I’ve created an initial list of many of the practices we use. We don’t employ all these practices in all situations, as it often depends on our customers’ particular security requirements. But, if someone asked me “How do I create a secure AWS infrastructure using a Deployment Pipeline?”, I’d offer some of these practices in the solution. I’ll be expanding these over the next few weeks, but I want to start with some of our practices.

AWS Security

  • After initial AWS account creation and login, configure IAM so that there’s no need to use the AWS root account
  • Apply least privilege to all IAM accounts. Be very careful about who gets Administrator access.
  • Enable all IAM password rules
  • Enable MFA for all users
  • Secure all data at rest
  • Secure all data in transit
  • Put all AWS resources in a Virtual Private Cloud (VPC)
  • No EC2 Key Pairs should be shared with others. Same goes for Access Keys
  • Only open required ports to the Internet. For example, with the exception of, say, port 80, no security groups should have a CIDR Source of The bastion host might have access to port 22 (SSH), but you should enable CIDR to limit access to specific subnets. Using a VPC is a part of a solution to eliminate Internet access. No canonical environments should have SSH/RDP access
  • Use IAM to limit access to specific AWS resources and/or remove/limit AWS console access
  • Apply a bastion host configuration to reduce your attack profile
  • Use IAM Roles so that there’s no need to configure Access Keys on the instances
  • Use resource-level permissions in EC2 and RDS
  • Use SSE to secure objects in S3 buckets
  • Share initial IAM credentials with others through a secure mechanism (e.g. AES-256 encryption)
  • Use and monitor AWS CloudTrail logs

Deployment Pipeline

A deployment pipeline is a staged process in which the complete software system is built and tested with every change. Team members receive feedback as it completes each stage. With most customers, we usually construct between 4-7 deployment pipeline stages and the pipeline only goes to the next stage if the previous stages were successful. If a stage fails, the whole pipeline instance fails. The first stage (often referred to as the “Commit Stage”) will usually take no more than 10 minutes to complete. Other stages may take longer than this. Most stages require no human intervention as the software system goes through more extensive testing on its way to production. With a deployment pipeline, software systems can be released at any time the business chooses to do so. Here are some of the security-based practices we employ in constructing a deployment pipeline.

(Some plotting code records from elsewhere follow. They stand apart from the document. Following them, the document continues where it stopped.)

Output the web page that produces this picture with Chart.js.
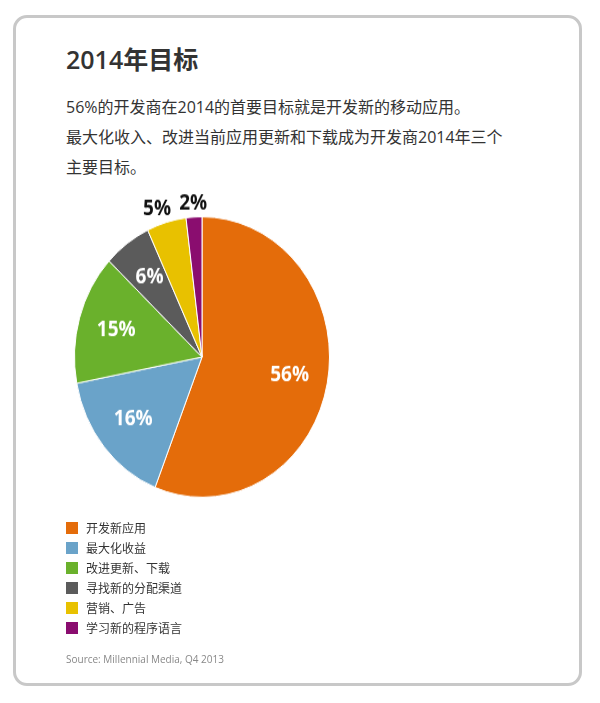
<!DOCTYPE html>
<html><head><meta charset="utf-8">
<script src="https://cdn.jsdelivr.net/npm/chart.js@4"></script>
<style>
body{margin:0;background:#fff;font-family:"Open Sans","Noto Sans CJK SC",sans-serif;}
#card{position:absolute;left:13px;top:15px;width:563px;height:665px;border:3px solid #c8c8c8;border-radius:14px;background:#fff;}
#title{position:absolute;left:66px;top:40px;font-size:25px;font-weight:600;color:#333;font-family:"Open Sans","Noto Sans CJK SC";}
#sub{position:absolute;left:66px;top:92px;font-size:16px;line-height:30px;color:#333;}
#wrap{position:absolute;left:0;top:200px;width:400px;height:320px;transform:scaleY(1.1);transform-origin:202px 157px;}
#legend{position:absolute;left:66px;top:519px;font-size:12px;color:#333;}
#legend div{height:20px;line-height:20px;}
#legend span{display:inline-block;width:12px;height:12px;vertical-align:-1px;margin-right:8px;}
#src{position:absolute;left:66px;top:652px;font-size:10px;color:#888;}
</style></head><body>
<div id="card"></div>
<div id="title">2014年目标</div>
<div id="sub">56%的开发商在2014的首要目标就是开发新的移动应用。<br>最大化收入、改进当前应用更新和下载成为开发商2014年三个<br>主要目标。</div>
<div id="wrap"><canvas id="c" width="400" height="320"></canvas></div>
<div id="legend"></div>
<div id="src">Source: Millennial Media, Q4 2013</div>
<script>
const categories=["开发新应用","最大化收益","改进更新、下载","寻找新的分配渠道","营销、广告","学习新的程序语言"];
const values=[56,16,15,6,5,2];
const colors=["#e46c0a","#6aa3c9","#6ab12c","#5b5b5b","#e8c100","#8a0d6f"];
const lg=document.getElementById('legend');
categories.forEach((c,i)=>{const d=document.createElement('div');d.innerHTML='<span style="background:'+colors[i]+'"></span>'+c;lg.appendChild(d);});
const labelPlugin={id:'lbl',afterDatasetsDraw(chart){
 const ctx=chart.ctx;const meta=chart.getDatasetMeta(0);
 meta.data.forEach((arc,i)=>{
  const a=(arc.startAngle+arc.endAngle)/2;const small=values[i]<6;
  const r=small?arc.outerRadius+12:arc.outerRadius*0.7;
  const x=arc.x+Math.cos(a)*r,y=arc.y+Math.sin(a)*r;
  ctx.save();ctx.font='bold 19px "Open Sans"';ctx.textAlign='center';ctx.textBaseline='middle';
  ctx.fillStyle=small?'#111':'#fff';
  ctx.fillText(values[i]+'%',small?x-(i==4?6:0):x,y);ctx.restore();
 });}};
new Chart(document.getElementById('c'),{type:'pie',
 data:{labels:categories,datasets:[{data:values,backgroundColor:colors,borderColor:'#fff',borderWidth:1}]},
 options:{responsive:false,animation:false,layout:{padding:{top:29,bottom:35,left:74,right:70}},
  plugins:{legend:{display:false},tooltip:{enabled:false}}},
 plugins:[labelPlugin]});
</script></body></html>
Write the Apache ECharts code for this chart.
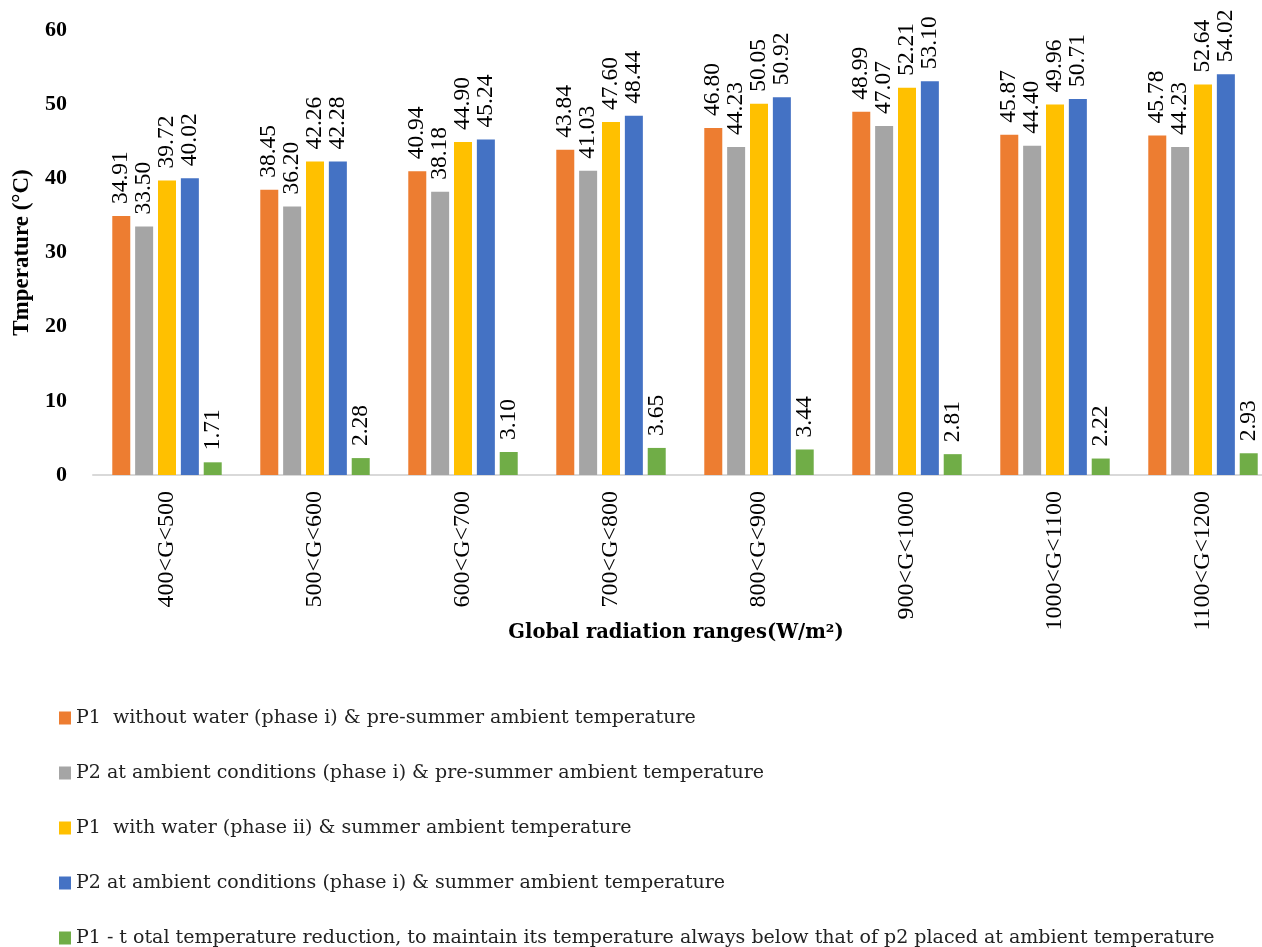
<!DOCTYPE html>
<html>
<head>
<meta charset="utf-8">
<script src="https://cdn.jsdelivr.net/npm/echarts@6/dist/echarts.min.js"></script>
<style>
  html, body { margin: 0; padding: 0; background: #fff; }
  #chart { width: 1262px; height: 947px; }
</style>
</head>
<body>
<div id="chart"></div>
<script>
// Radiation ranges on the category axis
const categories = ['400<G<500', '500<G<600', '600<G<700', '700<G<800', '800<G<900', '900<G<1000', '1000<G<1100', '1100<G<1200'];

// Panel temperatures per radiation range (°C)
const p1WithoutWater = [34.91, 38.45, 40.94, 43.84, 46.80, 48.99, 45.87, 45.78];
const p2PreSummer    = [33.50, 36.20, 38.18, 41.03, 44.23, 47.07, 44.40, 44.23];
const p1WithWater    = [39.72, 42.26, 44.90, 47.60, 50.05, 52.21, 49.96, 52.64];
const p2Summer       = [40.02, 42.28, 45.24, 48.44, 50.92, 53.10, 50.71, 54.02];
const p1Reduction    = [1.71, 2.28, 3.10, 3.65, 3.44, 2.81, 2.22, 2.93];

const seriesNames = [
  'P1  without water (phase i) & pre-summer ambient temperature',
  'P2 at ambient conditions (phase i) & pre-summer ambient temperature',
  'P1  with water (phase ii) & summer ambient temperature',
  'P2 at ambient conditions (phase i) & summer ambient temperature',
  'P1 - t otal temperature reduction, to maintain its temperature always below that of p2 placed at ambient temperature'
];
const seriesData = [p1WithoutWater, p2PreSummer, p1WithWater, p2Summer, p1Reduction];
const colors = ['#ED7D31', '#A5A5A5', '#FFC000', '#4472C4', '#70AD47'];

// Y axis ticks
const yMin = 0, yMax = 60, yStep = 10;

const SERIF = '"Liberation Serif", "Times New Roman", serif';
const WIDE_SERIF = '"DejaVu Serif", serif';

const chart = echarts.init(document.getElementById('chart'));

chart.setOption({
  animation: false,
  color: colors,
  textStyle: { fontFamily: SERIF },
  // plot area runs a little past the right edge of the canvas
  grid: { left: 93, width: 1184, top: 30, height: 445, outerBoundsMode: 'none', containLabel: false },
  legend: {
    orient: 'vertical',
    left: 59,
    top: 707,
    height: 300,
    padding: 0,
    itemWidth: 12,
    itemHeight: 13,
    itemGap: 33,
    icon: 'rect',
    textStyle: { fontFamily: WIDE_SERIF, fontSize: 19, lineHeight: 22, color: '#222' },
    data: seriesNames
  },
  xAxis: {
    type: 'category',
    data: categories,
    name: 'Global radiation ranges(W/m²)',
    nameLocation: 'middle',
    nameGap: 148,
    nameMoveOverlap: false,
    nameTextStyle: { fontFamily: WIDE_SERIF, fontSize: 19.5, fontWeight: 'bold', color: '#000', padding: [0, 18, 0, 0] },
    axisLine: { lineStyle: { color: '#D9D9D9', width: 2 } },
    axisTick: { show: false },
    axisLabel: { rotate: 90, margin: 16, fontFamily: SERIF, fontSize: 24, color: '#000' }
  },
  yAxis: {
    type: 'value',
    min: yMin,
    max: yMax,
    interval: yStep,
    name: 'Tmperature (°C)',
    nameLocation: 'middle',
    nameGap: 59,
    nameMoveOverlap: false,
    nameTextStyle: { fontFamily: SERIF, fontSize: 23, fontWeight: 'bold', color: '#000' },
    axisLine: { show: false },
    axisTick: { show: false },
    splitLine: { show: false },
    axisLabel: { margin: 26, fontFamily: SERIF, fontSize: 22, fontWeight: 'bold', color: '#000' }
  },
  series: seriesData.map((d, i) => ({
    name: seriesNames[i],
    type: 'bar',
    data: d,
    barWidth: 18,
    barGap: '27%',
    label: {
      show: true,
      position: 'top',
      rotate: 90,
      align: 'left',
      verticalAlign: 'middle',
      distance: 12,
      fontFamily: SERIF,
      fontSize: 23.5,
      color: '#000',
      formatter: p => p.value.toFixed(2)
    }
  }))
});
</script>
</body>
</html>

  • Automate everything: Networking (VPC, Route 53) Compute (EC2), Storage, etc. All AWS automation should be defined in CloudFormation. All environment configuration should be defined using infrastructure automation scripts – such as Chef, Puppet, etc.
  • Version Everything: Application Code, Configuration, Infrastructure and Data
  • Manage your binary dependencies. Be specific about binary version numbers. Ensure you have control over these binaries.
  • Lockdown pipeline environments. Do not allow SSH/RDP access to any environment in the deployment pipeline
  • For project that require it, use permissions on the CI server or Deployment application to limit who can run deployments in certain environments – such as QA, Pre-Production and Production. When you have a policy in which all changes are applied through automation and environments are locked down, this usually becomes less of a concern. But, it can still be a requirements on some teams.
  • Use the Disposable Environments pattern – instances are terminated once every few days. This approach reduces the attack profile
  • Log everything outside of the EC2 instances (so that they can be access later). Ensure these log files are encrypted e.g. securely through S3)
  • All canonical changes are only applied through automation that are part of the deployment pipeline. This includes application, configuration, infrastructure and data change. Infrastructure patch management would be a part of the pipeline just like any outer software system change.
  • No one has access to nor can make direct changes to pipeline environments
  • Create high-availability systems Multi-AZ, Auto Scaling, Elastic Load Balancing and Route 53
  • For non-Admin AWS users, only provide access to AWS through a secure Continuous Integration (CI) server or a self-service application
  • Use Self-Service Deployments and give developers full SSH/RDP access to their self-service deployment. Only their particular EC2 Key Pair can access the instance(s) associated with the deployment. Self-Service Deployments can be defined in the CI server or a lightweight self-service application.
  • Provide capability for any authorized user to perform a self-service deployment with full SSH/RDP access to the environment they created (while eliminating outside access)
  • Run two active environments – We’ve yet to do this for customers, but if you want to eliminate all access to the canonical production environment, you might choose to run two active environments at once so that engineers can access the non-production environment to troubleshoot a problem in which the environment has the exact same configuration and data so you’re troubleshooting accurately.
  • Run automated infrastructure tests to test for security vulnerabilities (e.g. cross-site scripting, SQL injections, etc.) with every change committed to the version-control repository as part of the deployment pipeline.


  • What is a canonical environment? It’s your system of record. You want your canonical environment to be solely defined in source code and versioned. If someone makes a change to the canonical system and it affects everyone it should only be done through automation. While you can use a self-service deployment to get a copy of the canonical system, any direct change you make to the environment is isolated and never made part of the canonical system unless code is committed to the version-control repository.
  • How can I troubleshoot if I cannot directly access canonical environments? Using a self-service deployment, you can usually determine the cause of the problem. If it’s a data-specific problem, you might import a copy of the production database. If this isn’t possible for time or security reasons, you might run multiple versions of the application at once.
  • Why should we dispose of environments regularly? Two primary reasons. The first is to reduce your attack profile (i.e. if environments always go up and down, it’s more difficult to hone in on specific resources. The second reason is that it ensures that all team members are used to applying all canonical changes through automation and not relying on environments to always be up and running somewhere.
  • Why should we lockdown environments? To prevent people from making disruptive environment changes that don’t go through the version-control repository.